California landlords must make these disclosures to their tenant

On Behalf of | Feb 3, 2023 | Real Estate Law

As a landlord in California, you must make specific disclosures to a potential tenant before they rent your property. Such disclosures are necessary for the tenant to decide whether to rent the property.

The information you need to bring to light before the tenancy commences ranges from unsafe conditions at the property to other matters that may concern the tenant. Here are some of the disclosures you must make as stipulated by California law.

Potential health hazards on the property

You must disclose the presence of any harmful substances such as asbestos, toxic mold, lead-based paint or other carcinogenic chemicals that the tenant may be exposed to at the property.

The presence of a military base or explosives

If you know that the property is within a mile of a closed military base where explosives were used, you must notify the prospective tenant before they sign the lease agreement.

Regular pest control services

If you have periodic pest control at the property, you must inform the potential tenant about it and provide information on the pesticides to be used.

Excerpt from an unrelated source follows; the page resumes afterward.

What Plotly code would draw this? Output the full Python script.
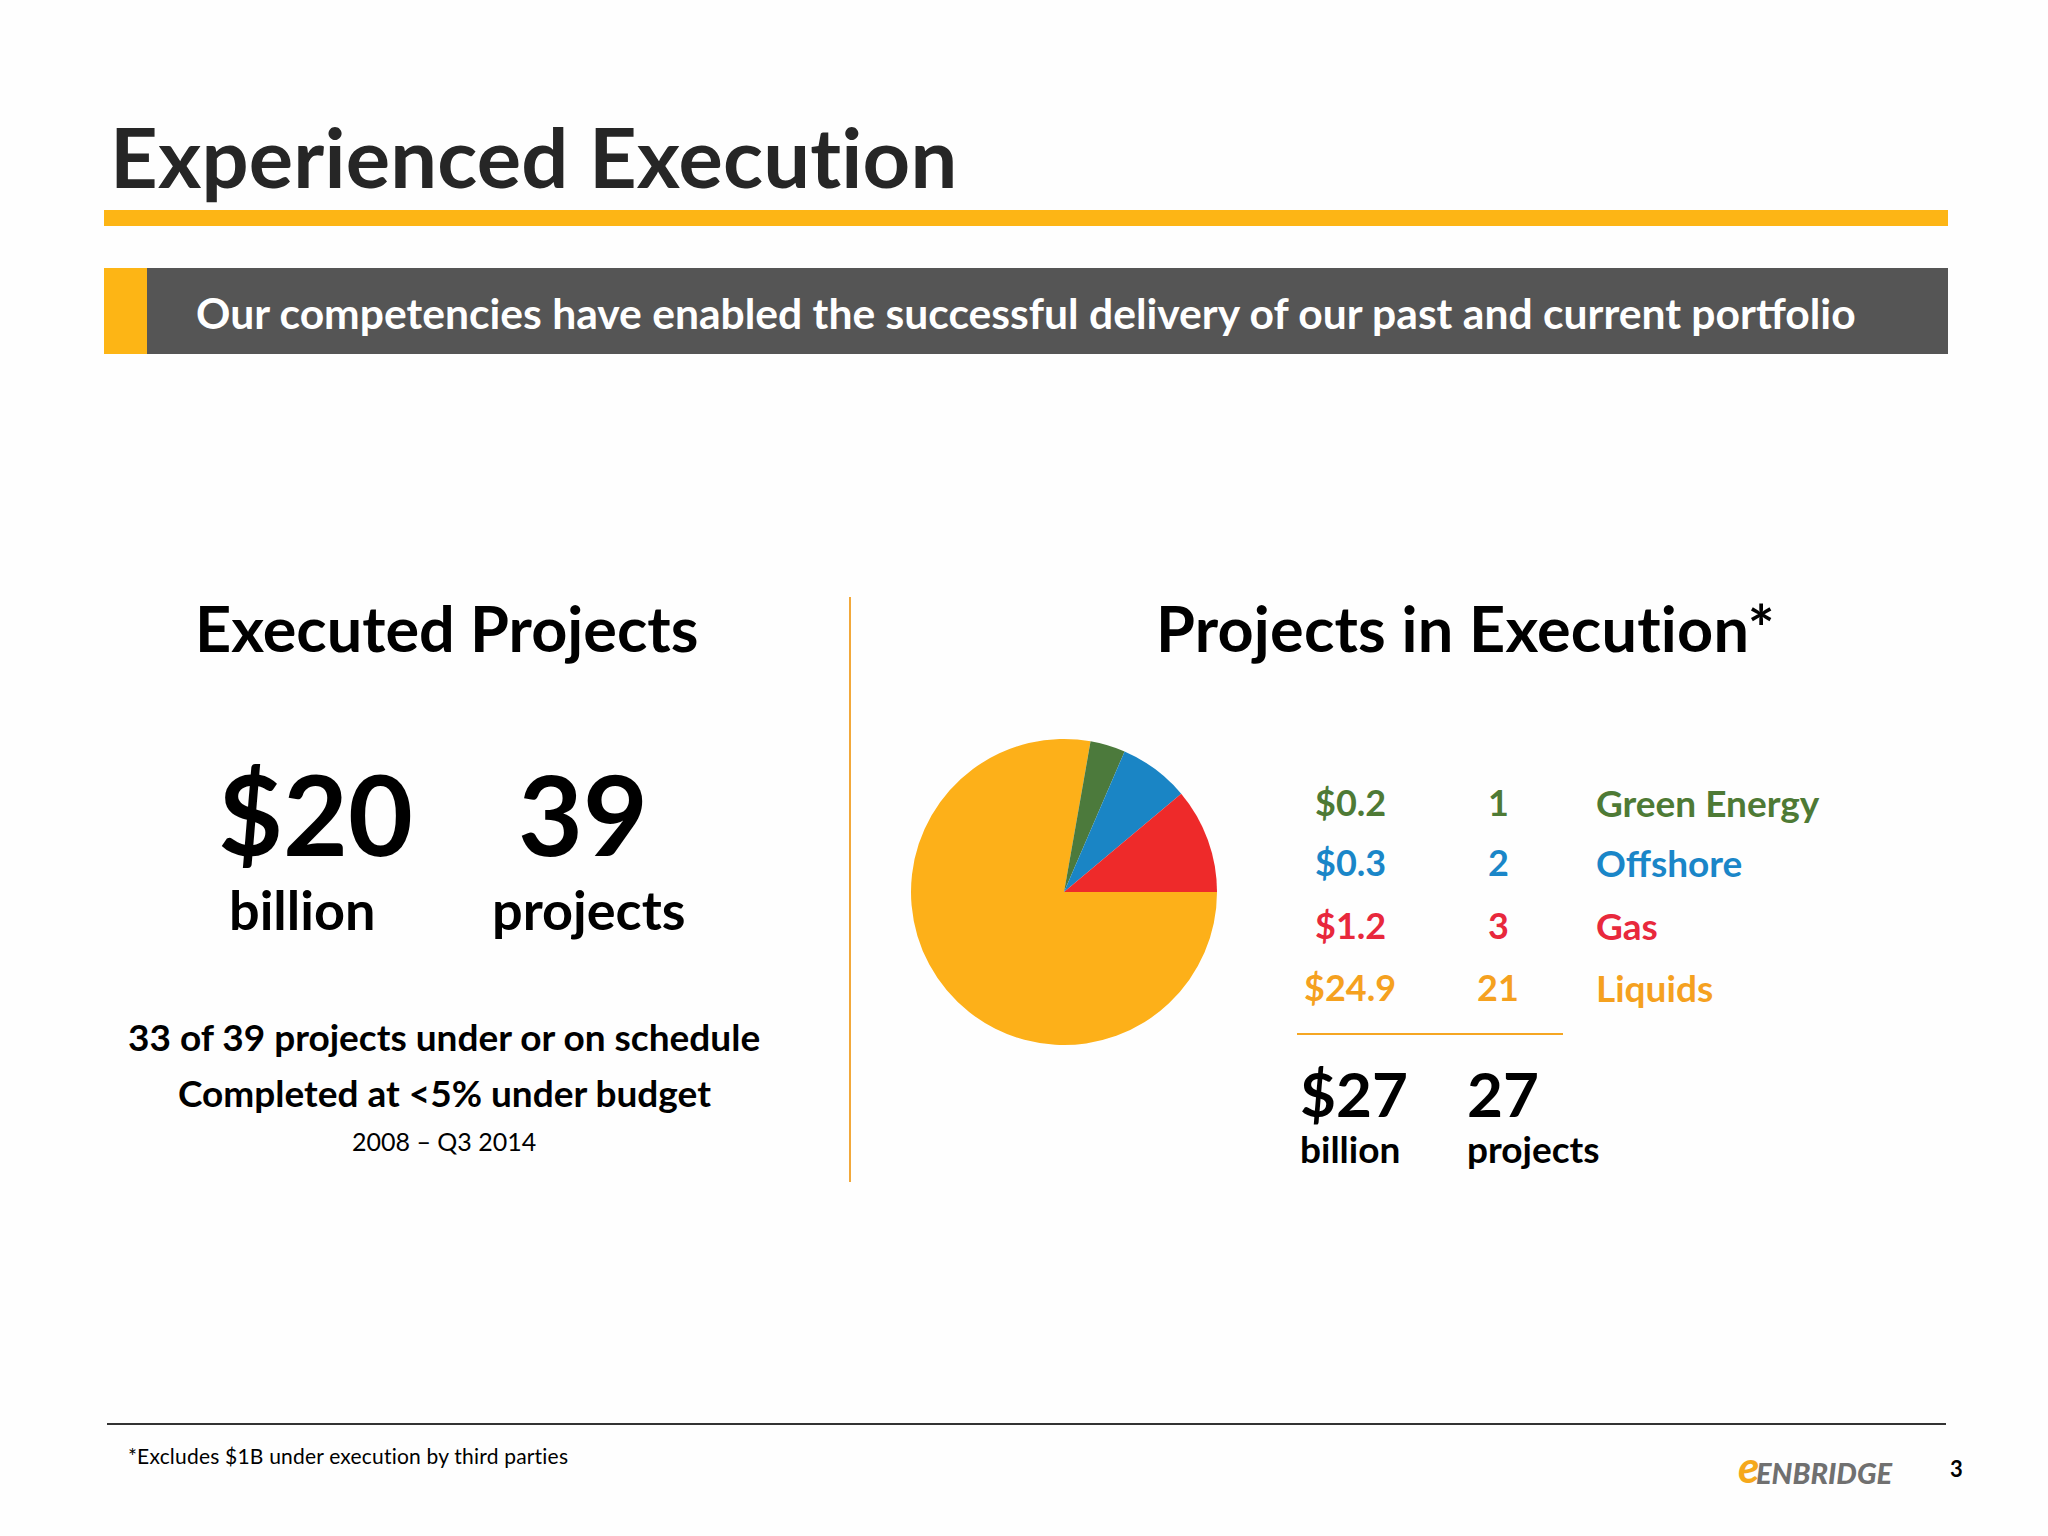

Death in the dwelling unit

You must also disclose to a tenant if a death occurred on the property within the last three years and how it happened. While you are not required to disclose that the dead occupant was living with Human Immunodeficiency Virus (HIV) or died from AIDS-related reasons, you should not misrepresent facts when directly asked by the tenant.

Other disclosures that you should make include information on bedbugs, possible methamphetamine contamination, potential flood hazard, information that points to the existence of California’s registered sexual offenders’ database and if you have the intent to demolish the property, among others.

Protect yourself from liability

Failure to provide these disclosures could open you up to legal trouble. For instance, you may be fined or held responsible for the costs incurred by renters who wish to move out when they learn of something you should have disclosed earlier.

It’s better safe than sorry when it comes to legal compliance. Ignorance is no defense. Therefore, if you have any questions about these disclosures or other areas of the tenancy agreement, it is best to seek informed counsel to avoid being on the wrong side of the law.